It's a strange phenomenon, but golf has always translated rather well to the noble medium of video games. Possibly because it is, in itself, a noble sport; swing a stick at things, go for a nice walk on some cool grass. Nothing to lose but your balls. It's a pursuit in which you aren't really encouraged to expect the unexpected – physics are your only real enemy. Besides your actual enemies, of course.

What the Golf?, though, is not really golf. It's barely golf. Or, alternatively, it is the most golf ever to be golfed. After hours spent in its bizarre thrall, we're still not really sure what to make of it. Where do you even start? It's one of those comedy games, the sort that often aren't particularly funny and don't include much gameplay to make up for it. But What the Golf? is above par (sorry), thanks to a real surplus of enjoyable content.

There's very little to the game in terms of mechanics. You hold A and move the left stick to set the power and angle of your pitch, then release to strike the ball. Get the ball to the flag, win the hole. At least, that's how it is at first – for literally one level. Immediately following this, What the Golf? starts to get silly. It would be churlish to give away too many of its gags, but rest assured you'll be knocking more than just golf balls around.

Every one of the many, many "holes" has some sort of new gimmick or new take on an existing gimmick. This is the major strength of What the Golf? – variety, and plenty of it. There's not a huge amount in the way of challenge on a basic playthrough – even the trickier holes can generally be conquered quickly – but it's compelling on a very primal level. You'll want to see what new twist they can possibly think of next. To the developer's credit, they keep you guessing all the way through.

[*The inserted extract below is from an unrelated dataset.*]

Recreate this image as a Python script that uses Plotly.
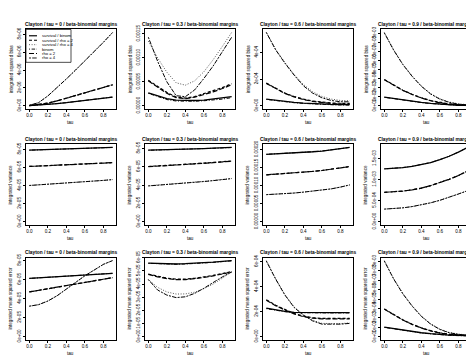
import plotly.graph_objects as go

# ---------------- data ----------------
tau = [0.0, 0.1, 0.2, 0.3, 0.4, 0.5, 0.6, 0.7, 0.8, 0.9]
series_names = ["survival / binom", "survival / rho = 2", "survival / rho = 4",
                "binom", "rho = 2", "rho = 4"]
copula_tau = ["0", "0.3", "0.6", "0.9"]
row_labels = ["integrated squared bias", "integrated variance",
              "integrated mean squared error"]

# each list: [surv_binom, surv_rho2, surv_rho4, binom, rho2, rho4] (scaled units)
isb_t00 = [
    [0.02, 0.08, 0.16, 0.25, 0.35, 0.46, 0.58, 0.70, 0.84, 0.98],
    [0.02, 0.12, 0.30, 0.55, 0.85, 1.15, 1.45, 1.75, 2.05, 2.35],
    [0.05, 0.35, 1.10, 2.00, 3.00, 4.00, 5.00, 6.05, 7.10, 8.20],
    [0.02, 0.08, 0.16, 0.25, 0.35, 0.46, 0.58, 0.70, 0.84, 0.98],
    [0.02, 0.12, 0.30, 0.55, 0.85, 1.15, 1.45, 1.75, 2.05, 2.35],
    [0.05, 0.35, 1.10, 2.00, 3.00, 4.00, 5.00, 6.05, 7.10, 8.20],
]
isb_t03 = [
    [2.7, 2.1, 1.5, 1.2, 1.1, 1.1, 1.2, 1.4, 1.6, 1.9],
    [5.3, 4.0, 2.8, 1.8, 1.6, 1.9, 2.5, 3.1, 3.8, 4.6],
    [13.5, 10.0, 7.0, 4.8, 4.3, 5.2, 7.1, 9.6, 12.4, 15.3],
    [2.6, 1.9, 1.3, 1.0, 0.9, 0.95, 1.05, 1.2, 1.4, 1.7],
    [5.2, 3.9, 2.6, 1.7, 1.5, 1.8, 2.3, 2.9, 3.6, 4.4],
    [14.3, 9.3, 5.0, 2.1, 1.9, 3.3, 5.7, 8.3, 11.3, 14.3],
]
isb_t06 = [
    [0.50, 0.40, 0.32, 0.25, 0.20, 0.15, 0.12, 0.10, 0.09, 0.08],
    [1.70, 1.30, 0.95, 0.70, 0.50, 0.36, 0.27, 0.21, 0.19, 0.18],
    [5.50, 4.25, 3.25, 2.35, 1.60, 1.05, 0.70, 0.50, 0.40, 0.38],
    [0.48, 0.38, 0.30, 0.23, 0.18, 0.13, 0.10, 0.08, 0.06, 0.05],
    [1.68, 1.28, 0.93, 0.67, 0.47, 0.33, 0.23, 0.17, 0.14, 0.12],
    [5.50, 4.20, 3.20, 2.30, 1.50, 0.95, 0.60, 0.40, 0.30, 0.30],
]
isb_t09 = [
    [0.96, 0.80, 0.64, 0.50, 0.37, 0.27, 0.18, 0.11, 0.06, 0.03],
    [2.90, 2.30, 1.72, 1.27, 0.88, 0.58, 0.35, 0.20, 0.12, 0.06],
    [8.10, 6.20, 4.60, 3.30, 2.20, 1.35, 0.77, 0.42, 0.22, 0.12],
    [0.94, 0.78, 0.62, 0.48, 0.35, 0.25, 0.16, 0.10, 0.05, 0.02],
    [2.88, 2.28, 1.70, 1.25, 0.86, 0.56, 0.33, 0.19, 0.10, 0.05],
    [8.05, 6.15, 4.55, 3.25, 2.15, 1.30, 0.73, 0.38, 0.18, 0.09],
]
var_t00 = [
    [7.90, 7.93, 7.96, 8.00, 8.03, 8.06, 8.10, 8.13, 8.17, 8.20],
    [6.10, 6.14, 6.18, 6.22, 6.27, 6.32, 6.37, 6.42, 6.47, 6.52],
    [4.00, 4.06, 4.12, 4.19, 4.26, 4.33, 4.40, 4.48, 4.56, 4.65],
    [7.90, 7.93, 7.96, 8.00, 8.03, 8.06, 8.10, 8.13, 8.17, 8.20],
    [6.10, 6.14, 6.18, 6.22, 6.27, 6.32, 6.37, 6.42, 6.47, 6.52],
    [4.00, 4.06, 4.12, 4.19, 4.26, 4.33, 4.40, 4.48, 4.56, 4.65],
]
var_t03 = [
    [7.80, 7.82, 7.85, 7.88, 7.91, 7.94, 7.98, 8.02, 8.06, 8.10],
    [6.02, 6.07, 6.13, 6.19, 6.25, 6.32, 6.39, 6.46, 6.54, 6.62],
    [3.92, 3.99, 4.06, 4.14, 4.22, 4.31, 4.40, 4.50, 4.61, 4.72],
    [7.79, 7.81, 7.84, 7.87, 7.90, 7.93, 7.97, 8.01, 8.05, 8.09],
    [6.00, 6.05, 6.11, 6.17, 6.23, 6.30, 6.37, 6.44, 6.52, 6.60],
    [3.90, 3.97, 4.04, 4.12, 4.20, 4.29, 4.38, 4.48, 4.59, 4.70],
]
var_t06 = [
    [18.7, 18.8, 18.9, 19.05, 19.2, 19.4, 19.6, 19.9, 20.2, 20.6],
    [13.0, 13.15, 13.3, 13.5, 13.7, 13.95, 14.2, 14.5, 14.9, 15.3],
    [7.5, 7.6, 7.75, 7.95, 8.2, 8.45, 8.75, 9.1, 9.6, 10.2],
    [18.7, 18.8, 18.9, 19.05, 19.2, 19.4, 19.6, 19.9, 20.2, 20.6],
    [13.0, 13.15, 13.3, 13.5, 13.7, 13.95, 14.2, 14.5, 14.9, 15.3],
    [7.5, 7.6, 7.75, 7.95, 8.2, 8.45, 8.75, 9.1, 9.6, 10.2],
]
var_t09 = [
    [1.26, 1.27, 1.29, 1.32, 1.36, 1.41, 1.48, 1.56, 1.66, 1.77],
    [0.70, 0.71, 0.73, 0.76, 0.80, 0.86, 0.93, 1.01, 1.10, 1.21],
    [0.30, 0.31, 0.33, 0.36, 0.40, 0.45, 0.51, 0.58, 0.66, 0.74],
    [1.26, 1.27, 1.29, 1.32, 1.36, 1.41, 1.48, 1.56, 1.66, 1.77],
    [0.70, 0.71, 0.73, 0.76, 0.80, 0.86, 0.93, 1.01, 1.10, 1.21],
    [0.30, 0.31, 0.33, 0.36, 0.40, 0.45, 0.51, 0.58, 0.66, 0.74],
]
mse_t00 = [
    [3.06, 3.09, 3.12, 3.15, 3.18, 3.21, 3.24, 3.27, 3.30, 3.33],
    [2.35, 2.43, 2.52, 2.60, 2.68, 2.77, 2.85, 2.93, 3.02, 3.10],
    [1.60, 1.68, 1.87, 2.15, 2.50, 2.85, 3.20, 3.50, 3.80, 4.00],
    [3.06, 3.09, 3.12, 3.15, 3.18, 3.21, 3.24, 3.27, 3.30, 3.33],
    [2.35, 2.43, 2.52, 2.60, 2.68, 2.77, 2.85, 2.93, 3.02, 3.10],
    [1.60, 1.68, 1.87, 2.15, 2.50, 2.85, 3.20, 3.50, 3.80, 4.00],
]
mse_t03 = [
    [5.60, 5.56, 5.53, 5.53, 5.55, 5.58, 5.62, 5.67, 5.73, 5.79],
    [4.76, 4.58, 4.45, 4.38, 4.38, 4.44, 4.54, 4.66, 4.80, 4.95],
    [4.34, 3.75, 3.40, 3.24, 3.25, 3.38, 3.65, 4.00, 4.45, 4.95],
    [5.58, 5.54, 5.51, 5.51, 5.53, 5.56, 5.60, 5.65, 5.71, 5.77],
    [4.74, 4.55, 4.42, 4.34, 4.34, 4.40, 4.50, 4.62, 4.77, 4.92],
    [4.34, 3.55, 3.16, 2.97, 3.03, 3.29, 3.68, 4.13, 4.55, 4.92],
]
mse_t06 = [
    [1.14, 1.07, 1.01, 0.97, 0.96, 0.96, 0.96, 0.96, 0.96, 0.96],
    [1.48, 1.26, 1.09, 0.93, 0.82, 0.76, 0.73, 0.73, 0.73, 0.73],
    [3.05, 2.33, 1.69, 1.19, 0.88, 0.66, 0.53, 0.51, 0.52, 0.55],
    [1.12, 1.05, 1.00, 0.96, 0.95, 0.95, 0.95, 0.95, 0.95, 0.95],
    [1.46, 1.24, 1.07, 0.91, 0.80, 0.74, 0.71, 0.71, 0.71, 0.71],
    [3.03, 2.31, 1.67, 1.17, 0.86, 0.63, 0.50, 0.49, 0.50, 0.53],
]
mse_t09 = [
    [1.00, 0.84, 0.68, 0.54, 0.41, 0.31, 0.22, 0.16, 0.12, 0.10],
    [2.95, 2.35, 1.78, 1.32, 0.93, 0.63, 0.40, 0.26, 0.18, 0.13],
    [8.10, 6.20, 4.60, 3.30, 2.20, 1.38, 0.80, 0.45, 0.27, 0.17],
    [0.98, 0.82, 0.66, 0.52, 0.39, 0.29, 0.20, 0.14, 0.10, 0.08],
    [2.93, 2.33, 1.76, 1.30, 0.91, 0.61, 0.38, 0.24, 0.16, 0.11],
    [8.05, 6.15, 4.55, 3.25, 2.15, 1.33, 0.76, 0.41, 0.24, 0.15],
]

panels = [
    [isb_t00, isb_t03, isb_t06, isb_t09],
    [var_t00, var_t03, var_t06, var_t09],
    [mse_t00, mse_t03, mse_t06, mse_t09],
]

# y tick values (scaled units) and labels per panel
ytick_vals = [
    [[0, 2, 4, 6, 8], [0, 5, 10, 15], [0, 2, 4], [0, 1, 2, 3, 4, 5, 6, 7, 8]],
    [[0, 2, 4, 6, 8], [0, 2, 4, 6, 8], [0, 5, 10, 15, 20], [0, 0.5, 1.0, 1.5]],
    [[0, 1, 2, 3, 4], [0, 1, 2, 3, 4, 5, 6], [0, 1, 2, 3], [0, 1, 2, 3, 4, 5, 6, 7, 8]],
]
ytick_text = [
    [["0e+00", "2e-06", "4e-06", "6e-06", "8e-06"],
     ["0.00000", "0.00005", "0.00010", "0.00015"],
     ["0e+00", "2e-04", "4e-04"],
     ["0e+00", "1e-03", "2e-03", "3e-03", "4e-03", "5e-03", "6e-03", "7e-03", "8e-03"]],
    [["0e+00", "2e-05", "4e-05", "6e-05", "8e-05"],
     ["0e+00", "2e-05", "4e-05", "6e-05", "8e-05"],
     ["0.00000", "0.00005", "0.00010", "0.00015", "0.00020"],
     ["0.0e+00", "5.0e-04", "1.0e-03", "1.5e-03"]],
    [["0e+00", "2e-05", "4e-05", "6e-05", "8e-05"],
     ["0e+00", "1e-05", "2e-05", "3e-05", "4e-05", "5e-05", "6e-05"],
     ["0e+00", "2e-04", "4e-04", "6e-04"],
     ["0e+00", "1e-03", "2e-03", "3e-03", "4e-03", "5e-03", "6e-03", "7e-03", "8e-03"]],
]
xtick_vals = [0.0, 0.2, 0.4, 0.6, 0.8]
xtick_text = ["0.0", "0.2", "0.4", "0.6", "0.8"]

# ---------------- styling ----------------
W, H = 474, 355
FONT = "Liberation Sans, Arial, sans-serif"
dashes = ["solid", "3px,2px", "1px,1.6px", "1px,1.6px,3.5px,1.6px", "5px,2px", "2px,1.2px,4.5px,1.2px"]
widths = [1.3, 1.2, 1.0, 1.0, 1.2, 1.0]
colors = ["black", "black", "#555555", "black", "black", "black"]

col_left = [18, 137, 255, 373]
plot_w = 90
row_top = [15, 134, 251]
row_bot = [97, 217, 336]

fig = go.Figure()
annotations = []
shapes = []

for r in range(3):
    for c in range(4):
        k = r * 4 + c + 1
        xa = "x" if k == 1 else f"x{k}"
        ya = "y" if k == 1 else f"y{k}"
        data = panels[r][c]
        for s in range(6):
            fig.add_trace(go.Scatter(
                x=tau, y=data[s], mode="lines", xaxis=xa, yaxis=ya,
                line=dict(color=colors[s], width=widths[s], dash=dashes[s]),
                name=series_names[s], showlegend=False))
        ymax = max(max(v) for v in data)
        ymin = 0.0
        span = ymax - ymin
        x0 = col_left[c] / W
        x1 = (col_left[c] + plot_w) / W
        y0 = 1 - row_bot[r] / H
        y1 = 1 - row_top[r] / H
        axkw = dict(showline=True, mirror=True, linecolor="black", linewidth=0.8,
                    showgrid=False, zeroline=False, ticks="outside", ticklen=2,
                    tickwidth=0.7, tickcolor="black",
                    tickfont=dict(family=FONT, size=4.6, color="black"))
        fig.update_layout(**{
            ("xaxis" if k == 1 else f"xaxis{k}"): dict(
                domain=[x0, x1], anchor=ya, range=[-0.036, 0.936],
                tickmode="array", tickvals=xtick_vals, ticktext=xtick_text, **axkw),
            ("yaxis" if k == 1 else f"yaxis{k}"): dict(
                domain=[y0, y1], anchor=xa,
                range=[ymin - 0.04 * span, ymax + 0.04 * span],
                tickmode="array", tickvals=ytick_vals[r][c], ticktext=ytick_text[r][c],
                tickangle=-90, **axkw),
        })
        # title
        annotations.append(dict(
            text=f"<b>Clayton / tau = {copula_tau[c]} / beta-binomial margins</b>",
            x=(col_left[c] + plot_w / 2) / W, y=1 - (row_top[r] - 5) / H,
            xref="paper", yref="paper", showarrow=False,
            font=dict(family=FONT, size=4.8, color="black"),
            xanchor="center", yanchor="middle"))
        # x title
        annotations.append(dict(
            text="tau", x=(col_left[c] + plot_w / 2) / W, y=1 - (row_bot[r] + 14) / H,
            xref="paper", yref="paper", showarrow=False,
            font=dict(family=FONT, size=4.6, color="black"),
            xanchor="center", yanchor="middle"))
        # y title
        annotations.append(dict(
            text=row_labels[r], x=(col_left[c] - 15) / W,
            y=1 - (row_top[r] + row_bot[r]) / 2 / H,
            xref="paper", yref="paper", showarrow=False, textangle=-90,
            font=dict(family=FONT, size=4.6, color="black"),
            xanchor="center", yanchor="middle"))

# legend in first panel
lx0, ly0, lx1, ly1 = 18, 15, 63, 49
shapes.append(dict(type="rect", xref="paper", yref="paper",
                   x0=lx0 / W, x1=lx1 / W, y0=1 - ly1 / H, y1=1 - ly0 / H,
                   line=dict(color="black", width=0.7), fillcolor="white"))
for s in range(6):
    yy = 21.5 + s * 4.6
    shapes.append(dict(type="line", xref="paper", yref="paper",
                       x0=21 / W, x1=29 / W, y0=1 - yy / H, y1=1 - yy / H,
                       line=dict(color=colors[s], width=widths[s] * 0.9, dash=dashes[s])))
    annotations.append(dict(text=series_names[s], x=31.5 / W, y=1 - yy / H,
                            xref="paper", yref="paper", showarrow=False,
                            xanchor="left", yanchor="middle",
                            font=dict(family=FONT, size=4.2, color="black")))

fig.update_layout(width=W, height=H, margin=dict(l=0, r=0, t=0, b=0),
                  paper_bgcolor="white", plot_bgcolor="white",
                  showlegend=False, annotations=annotations, shapes=shapes)

fig.write_html("out.html")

The structure of the game takes the form of an overhead map which you navigate using the same standard control scheme as the rest of the game; a sort of "Golf lab" in which many, many different holes can be accessed. As you progress you'll open up more and more different sectors of the lab, each one populated with a number of holes to play. Gradually, you'll also unlock warp points that make getting around a lot easier. It's a nice, immersive system and adds to the coherence of the whole enterprise; while there are plenty of different, wild takes on golf here, everything is ultimately filtered through that same set of mechanics. It's pleasingly consistent.

It would be an impressive clutch of levels even without the extras that What the Golf? is packing; every single hole has a variation, usually offering some sort of restriction such as a par score to beat (generally you're allowed as many attempts as you want), though some are effectively completely separate holes to clear. Beating this challenge stage will grant a third and final take on the hole you're playing – usually another completely different idea – and beating this grants you a crown and a fully-cleared hole. What this boils down to is a suite of many, many ideas that all work together neatly and build on the concepts that they introduce. It's effective, addicting stuff.

Graphically, it's a fittingly minimalist experience, with its fairly flat low-poly-ish look calling to mind similar comical indie titles such as Donut County and Untitled Goose Game. In fact, it's so similar-looking that it's arguably a little bit derivative in its style, though it certainly works – especially at its smooth 60 frames per second. It's a little bit of a shame that the visuals don't really change along with the gameplay, but it's function over form, here; the aforementioned consistency that keeps things from being overwhelming is on display in What the Golf?'s visuals as well as its controls. There's not a lot of music here, but when it does kick in it's in a sort of acapella style, which is just a little bit too twee for our tastes.

Besides the extensive campaign, there's a wonderful new Party Mode which brings the same level of creativity to split-screen multiplayer for two players – it's brilliant fun, but a shame that more golfers couldn't be accommodated. What kind of party only has two attendees? Don't answer that, we need to keep it family-friendly around here.

Conclusion

What the Golf? is a sterling effort for Switch that has clearly had enormous amounts of love poured into it. Its aesthetic is a little bit indie-by-numbers but there's so much to see and do here that'll have you (and a friend) laughing out loud. It may not be the most difficult game in the world, but it's damn good fun, even if you don't like golf. Especially if you don't like golf, in fact.